Which brings me to the plot which, though in essence grand, ends up as being nothing more than a ‘meh’ material. The first half of the show is filled by hardly interesting episodic fillers which have our main cast of super power wielding agents do something for their Chinese superior. You also get some insights on politics, organizations and society of the setting during those missions, but frankly, anything is hardly interesting. Not to mention that most of political talk is expressed through horrible English which you can’t understand unless you read Japanese subtitles (for raws at least). Either way, there is a lot of stuff going and our special unit guys eventually end up clashing with a messiah-like revolutionary, Takachiho Isao, and kind of try to foil his plans of revolutionizing the whole Asia… You have some twists thrown in for your pleasure and the whole affair kind of grows big enough to threaten the entire Asian society, but frankly, the realization of the story is so dull you’ll be yawning through half of the show. And even though big things happen, none of them are expressed in a particularly cool or dramatic way so you’ll likely get the same feeling you get from reading a history book or something. Yeah, there was a conflict, many died, many have not, political structured changed, end of the story. Creators forgot to add drama somewhere along the way making Senkou no Night Raid into a really dry and quite boring show. Nonetheless, political and social parts of the scenario are relatively well written and the show, unlike many other anime, has a real ending, so you might as well like it if sour political conflicts without hardly any drama are your thing. Though I still get the feeling the last episode flew through twice as fast as it was supposed to be.

Characters: 1
The main problem of Senkou no Night Raid is its completely bland characters. While a few guys from the cast do indeed get backdrops, none of the characters are any interesting to begin with so the particular backdrop only serves to bore you even further. I mean, everyone has considerably normal personality for an anime and follow archetypes which are overused to death in live action fiction already.

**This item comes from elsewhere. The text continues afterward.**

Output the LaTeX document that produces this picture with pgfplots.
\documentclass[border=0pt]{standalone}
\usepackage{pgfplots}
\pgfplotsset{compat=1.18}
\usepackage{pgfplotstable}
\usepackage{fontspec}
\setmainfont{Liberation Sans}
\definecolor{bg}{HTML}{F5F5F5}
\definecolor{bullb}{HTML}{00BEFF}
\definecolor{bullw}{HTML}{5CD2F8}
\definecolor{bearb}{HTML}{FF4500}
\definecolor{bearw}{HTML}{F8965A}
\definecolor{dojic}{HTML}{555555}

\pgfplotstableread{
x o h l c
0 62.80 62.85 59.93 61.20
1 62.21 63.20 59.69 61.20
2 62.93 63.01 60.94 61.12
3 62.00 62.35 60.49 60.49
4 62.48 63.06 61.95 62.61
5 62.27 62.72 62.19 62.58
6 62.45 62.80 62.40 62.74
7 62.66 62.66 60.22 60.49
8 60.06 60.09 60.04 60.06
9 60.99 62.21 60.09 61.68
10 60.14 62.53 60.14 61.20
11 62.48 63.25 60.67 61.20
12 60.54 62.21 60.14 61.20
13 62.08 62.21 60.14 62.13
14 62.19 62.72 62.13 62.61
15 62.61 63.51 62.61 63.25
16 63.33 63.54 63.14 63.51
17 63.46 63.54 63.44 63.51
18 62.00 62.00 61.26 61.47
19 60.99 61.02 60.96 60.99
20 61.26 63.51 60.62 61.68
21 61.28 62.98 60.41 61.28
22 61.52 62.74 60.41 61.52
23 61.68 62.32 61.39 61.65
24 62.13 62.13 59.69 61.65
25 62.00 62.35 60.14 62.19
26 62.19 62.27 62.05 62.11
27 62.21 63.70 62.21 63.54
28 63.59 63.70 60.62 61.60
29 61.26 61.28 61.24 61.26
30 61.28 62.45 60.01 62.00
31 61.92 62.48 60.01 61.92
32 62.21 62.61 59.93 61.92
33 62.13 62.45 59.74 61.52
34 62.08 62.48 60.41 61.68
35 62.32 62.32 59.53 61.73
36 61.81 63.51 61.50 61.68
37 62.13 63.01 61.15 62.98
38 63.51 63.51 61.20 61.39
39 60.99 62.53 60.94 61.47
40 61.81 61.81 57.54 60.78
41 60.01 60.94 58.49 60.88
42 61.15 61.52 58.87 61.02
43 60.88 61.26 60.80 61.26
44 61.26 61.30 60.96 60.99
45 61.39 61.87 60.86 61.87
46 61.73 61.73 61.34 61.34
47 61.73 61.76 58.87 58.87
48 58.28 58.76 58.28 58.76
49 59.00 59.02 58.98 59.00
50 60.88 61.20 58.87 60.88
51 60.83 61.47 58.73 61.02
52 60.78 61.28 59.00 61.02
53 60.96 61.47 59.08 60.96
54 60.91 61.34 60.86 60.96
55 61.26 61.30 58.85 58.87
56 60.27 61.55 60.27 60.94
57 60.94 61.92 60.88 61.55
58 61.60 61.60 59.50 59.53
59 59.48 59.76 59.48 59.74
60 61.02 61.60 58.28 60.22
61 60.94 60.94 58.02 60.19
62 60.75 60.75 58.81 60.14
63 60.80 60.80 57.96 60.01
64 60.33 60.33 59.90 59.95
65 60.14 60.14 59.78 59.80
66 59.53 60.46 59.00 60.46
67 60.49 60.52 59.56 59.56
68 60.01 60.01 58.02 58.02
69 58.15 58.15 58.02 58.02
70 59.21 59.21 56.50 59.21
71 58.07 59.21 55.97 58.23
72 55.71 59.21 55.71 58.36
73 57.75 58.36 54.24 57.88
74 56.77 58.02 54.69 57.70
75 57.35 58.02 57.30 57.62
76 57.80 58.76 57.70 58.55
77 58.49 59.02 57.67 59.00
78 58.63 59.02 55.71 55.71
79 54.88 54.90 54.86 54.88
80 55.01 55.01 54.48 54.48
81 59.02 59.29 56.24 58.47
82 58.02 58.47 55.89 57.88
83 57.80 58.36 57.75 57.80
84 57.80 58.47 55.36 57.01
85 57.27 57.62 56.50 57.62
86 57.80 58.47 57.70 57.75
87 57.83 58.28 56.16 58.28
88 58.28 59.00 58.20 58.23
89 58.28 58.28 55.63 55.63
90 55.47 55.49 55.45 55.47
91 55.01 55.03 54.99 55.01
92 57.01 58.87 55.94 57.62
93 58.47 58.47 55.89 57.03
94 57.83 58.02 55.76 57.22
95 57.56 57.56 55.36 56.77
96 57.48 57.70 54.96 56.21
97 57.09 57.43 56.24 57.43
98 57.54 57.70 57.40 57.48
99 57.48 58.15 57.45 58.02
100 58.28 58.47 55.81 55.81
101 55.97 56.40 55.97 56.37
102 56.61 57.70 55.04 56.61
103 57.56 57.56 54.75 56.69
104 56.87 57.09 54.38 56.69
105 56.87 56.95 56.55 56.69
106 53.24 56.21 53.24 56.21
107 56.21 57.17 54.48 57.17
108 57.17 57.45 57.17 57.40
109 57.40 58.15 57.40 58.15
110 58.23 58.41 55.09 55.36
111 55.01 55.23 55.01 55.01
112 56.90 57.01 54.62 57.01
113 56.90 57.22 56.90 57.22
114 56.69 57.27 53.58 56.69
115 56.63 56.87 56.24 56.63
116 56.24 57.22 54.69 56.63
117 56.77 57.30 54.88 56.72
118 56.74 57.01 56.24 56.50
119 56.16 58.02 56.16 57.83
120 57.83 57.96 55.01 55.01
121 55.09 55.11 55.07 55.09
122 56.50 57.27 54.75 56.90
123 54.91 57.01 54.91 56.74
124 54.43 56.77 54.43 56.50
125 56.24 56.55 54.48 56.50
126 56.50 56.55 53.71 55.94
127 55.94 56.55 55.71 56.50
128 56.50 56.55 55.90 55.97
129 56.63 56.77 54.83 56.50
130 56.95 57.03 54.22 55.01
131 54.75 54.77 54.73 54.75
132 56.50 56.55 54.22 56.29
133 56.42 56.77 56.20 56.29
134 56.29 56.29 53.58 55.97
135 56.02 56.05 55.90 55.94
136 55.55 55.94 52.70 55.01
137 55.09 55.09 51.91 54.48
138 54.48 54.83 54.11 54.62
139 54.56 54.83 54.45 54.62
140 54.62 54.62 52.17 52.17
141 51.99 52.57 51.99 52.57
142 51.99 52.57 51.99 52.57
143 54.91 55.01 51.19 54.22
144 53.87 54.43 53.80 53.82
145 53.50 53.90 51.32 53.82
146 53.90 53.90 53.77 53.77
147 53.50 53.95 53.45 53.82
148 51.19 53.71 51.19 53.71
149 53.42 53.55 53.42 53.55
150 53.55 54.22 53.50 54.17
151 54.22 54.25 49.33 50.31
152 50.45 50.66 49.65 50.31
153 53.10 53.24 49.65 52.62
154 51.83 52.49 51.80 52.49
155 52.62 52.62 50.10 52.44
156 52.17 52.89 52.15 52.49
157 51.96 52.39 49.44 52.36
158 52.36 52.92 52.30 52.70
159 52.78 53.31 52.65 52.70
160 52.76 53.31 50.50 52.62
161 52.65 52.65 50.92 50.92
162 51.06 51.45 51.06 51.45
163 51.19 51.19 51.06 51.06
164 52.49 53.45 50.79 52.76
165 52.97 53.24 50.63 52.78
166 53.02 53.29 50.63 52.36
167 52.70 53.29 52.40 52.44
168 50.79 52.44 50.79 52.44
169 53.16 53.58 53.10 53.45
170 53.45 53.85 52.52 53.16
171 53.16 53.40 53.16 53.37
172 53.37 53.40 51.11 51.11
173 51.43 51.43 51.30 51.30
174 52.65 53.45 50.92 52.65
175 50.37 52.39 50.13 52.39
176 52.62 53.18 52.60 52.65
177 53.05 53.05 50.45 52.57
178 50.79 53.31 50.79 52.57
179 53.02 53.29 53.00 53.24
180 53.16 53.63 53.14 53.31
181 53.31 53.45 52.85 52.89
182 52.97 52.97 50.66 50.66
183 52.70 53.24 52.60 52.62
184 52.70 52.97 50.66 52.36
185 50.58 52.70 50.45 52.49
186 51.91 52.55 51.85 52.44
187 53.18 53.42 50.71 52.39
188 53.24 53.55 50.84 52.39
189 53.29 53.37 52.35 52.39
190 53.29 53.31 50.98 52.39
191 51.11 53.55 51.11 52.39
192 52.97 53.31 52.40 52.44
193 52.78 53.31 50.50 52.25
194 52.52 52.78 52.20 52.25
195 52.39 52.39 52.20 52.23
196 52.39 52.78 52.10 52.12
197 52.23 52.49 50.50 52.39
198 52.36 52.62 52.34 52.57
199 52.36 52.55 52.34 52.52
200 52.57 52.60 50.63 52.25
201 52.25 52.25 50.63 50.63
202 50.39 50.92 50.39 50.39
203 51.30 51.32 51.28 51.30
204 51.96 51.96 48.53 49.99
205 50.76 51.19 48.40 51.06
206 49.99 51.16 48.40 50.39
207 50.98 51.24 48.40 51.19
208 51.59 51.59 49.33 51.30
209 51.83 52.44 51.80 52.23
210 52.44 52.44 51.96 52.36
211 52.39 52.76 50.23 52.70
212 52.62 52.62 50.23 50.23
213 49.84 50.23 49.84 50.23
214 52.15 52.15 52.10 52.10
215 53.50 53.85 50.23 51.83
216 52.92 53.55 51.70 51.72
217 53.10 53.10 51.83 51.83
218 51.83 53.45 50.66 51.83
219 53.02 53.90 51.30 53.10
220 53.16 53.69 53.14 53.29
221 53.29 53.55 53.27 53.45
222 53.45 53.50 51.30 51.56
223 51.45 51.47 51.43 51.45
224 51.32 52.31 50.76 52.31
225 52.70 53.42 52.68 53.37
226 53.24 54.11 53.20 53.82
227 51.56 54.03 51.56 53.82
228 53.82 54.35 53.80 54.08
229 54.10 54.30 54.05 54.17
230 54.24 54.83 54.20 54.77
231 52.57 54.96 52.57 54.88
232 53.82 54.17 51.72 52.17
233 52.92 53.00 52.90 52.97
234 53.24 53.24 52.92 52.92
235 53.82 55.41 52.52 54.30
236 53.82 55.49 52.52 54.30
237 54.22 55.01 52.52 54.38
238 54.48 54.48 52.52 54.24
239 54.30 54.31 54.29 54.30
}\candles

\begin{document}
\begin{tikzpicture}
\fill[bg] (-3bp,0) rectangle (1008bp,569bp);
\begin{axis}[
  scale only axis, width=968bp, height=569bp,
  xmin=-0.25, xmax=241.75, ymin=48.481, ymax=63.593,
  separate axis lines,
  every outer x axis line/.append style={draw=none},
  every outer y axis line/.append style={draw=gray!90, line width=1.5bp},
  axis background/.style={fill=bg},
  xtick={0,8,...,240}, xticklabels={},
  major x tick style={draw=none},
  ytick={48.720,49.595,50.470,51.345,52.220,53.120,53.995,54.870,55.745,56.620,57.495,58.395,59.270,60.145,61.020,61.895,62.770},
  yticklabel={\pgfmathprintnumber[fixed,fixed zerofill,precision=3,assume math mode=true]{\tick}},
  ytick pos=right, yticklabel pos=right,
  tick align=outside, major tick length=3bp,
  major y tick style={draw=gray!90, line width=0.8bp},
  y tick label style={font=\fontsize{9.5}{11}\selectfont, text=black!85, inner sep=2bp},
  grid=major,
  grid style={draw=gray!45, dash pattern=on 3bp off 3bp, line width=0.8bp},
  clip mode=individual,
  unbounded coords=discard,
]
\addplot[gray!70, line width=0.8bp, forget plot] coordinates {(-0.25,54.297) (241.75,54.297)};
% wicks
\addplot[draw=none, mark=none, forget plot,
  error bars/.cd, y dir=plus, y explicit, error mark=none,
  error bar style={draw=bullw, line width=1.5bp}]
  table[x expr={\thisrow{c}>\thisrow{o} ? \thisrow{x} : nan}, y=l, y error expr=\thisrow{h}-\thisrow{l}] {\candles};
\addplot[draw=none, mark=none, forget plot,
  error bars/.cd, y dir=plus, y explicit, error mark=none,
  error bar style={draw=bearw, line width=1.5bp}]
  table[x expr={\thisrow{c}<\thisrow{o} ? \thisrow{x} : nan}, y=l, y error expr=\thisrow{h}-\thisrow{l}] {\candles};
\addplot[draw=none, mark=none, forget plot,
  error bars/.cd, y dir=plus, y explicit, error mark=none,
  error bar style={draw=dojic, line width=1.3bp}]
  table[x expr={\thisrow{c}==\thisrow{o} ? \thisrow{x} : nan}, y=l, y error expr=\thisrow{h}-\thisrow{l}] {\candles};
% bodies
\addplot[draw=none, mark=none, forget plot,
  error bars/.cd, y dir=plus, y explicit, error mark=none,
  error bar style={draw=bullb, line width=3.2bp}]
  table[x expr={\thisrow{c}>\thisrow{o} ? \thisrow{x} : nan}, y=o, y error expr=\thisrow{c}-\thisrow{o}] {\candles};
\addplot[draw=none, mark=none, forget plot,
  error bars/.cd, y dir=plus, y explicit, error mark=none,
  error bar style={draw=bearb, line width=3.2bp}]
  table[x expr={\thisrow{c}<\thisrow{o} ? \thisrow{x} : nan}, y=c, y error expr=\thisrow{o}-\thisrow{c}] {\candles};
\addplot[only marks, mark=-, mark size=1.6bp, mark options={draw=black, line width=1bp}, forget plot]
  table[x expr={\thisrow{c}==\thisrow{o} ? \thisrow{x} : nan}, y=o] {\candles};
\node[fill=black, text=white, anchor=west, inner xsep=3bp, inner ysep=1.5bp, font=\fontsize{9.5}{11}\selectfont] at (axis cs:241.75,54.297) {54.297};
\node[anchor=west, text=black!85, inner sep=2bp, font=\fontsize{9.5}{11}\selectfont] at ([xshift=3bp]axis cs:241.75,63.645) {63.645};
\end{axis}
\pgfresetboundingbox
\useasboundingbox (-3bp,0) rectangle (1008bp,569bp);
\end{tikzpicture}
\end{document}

Main character is a carefree secret agent on the outside, but is actually crying for his lost dead lover inside. His partner is dead serious guy who is just.. well… serious about everything. The villain of the show is, as we all know it, intelligent and scheming, “means are excused by the goal” type of person. And then we have a little sister of his and her attendant who also have special powers and work for the squad which actually tries to catch him. Actually, now that I wrote it, I realize I barely know anything about characters apart from the fact that they are not interesting and try to follow the most boring archetypes ever. There are very few conversations in the show which would express any character traits and there is barely any development going on in their heads. Really, they just do their job and rarely get emotional at anything. All you really end up seeing is a bunch of boring leads attempting their hard missions in the plot which is already dried up enough to look like a history textbook.

Conclusion: Rated for 17 year olds and older due to profanity and violence Senkou no Night Raid is just your run of the mill episodic action show which throws in a few historical elements and some megalomaniac schemes for spices. It’s not a show you’d want to watch if you want to boil your blood, nor it’s a show to entertain your intelligent pursuits. Frankly, Senkou no Night Raid is below average at everything it does and while I can’t really call it terrible at anything, it’s simply doesn’t offer a single special trait to become worth watching. If episodic special squad shows are your thing, then Darker than Black and Ghost in the Shell are what you would rather want to see.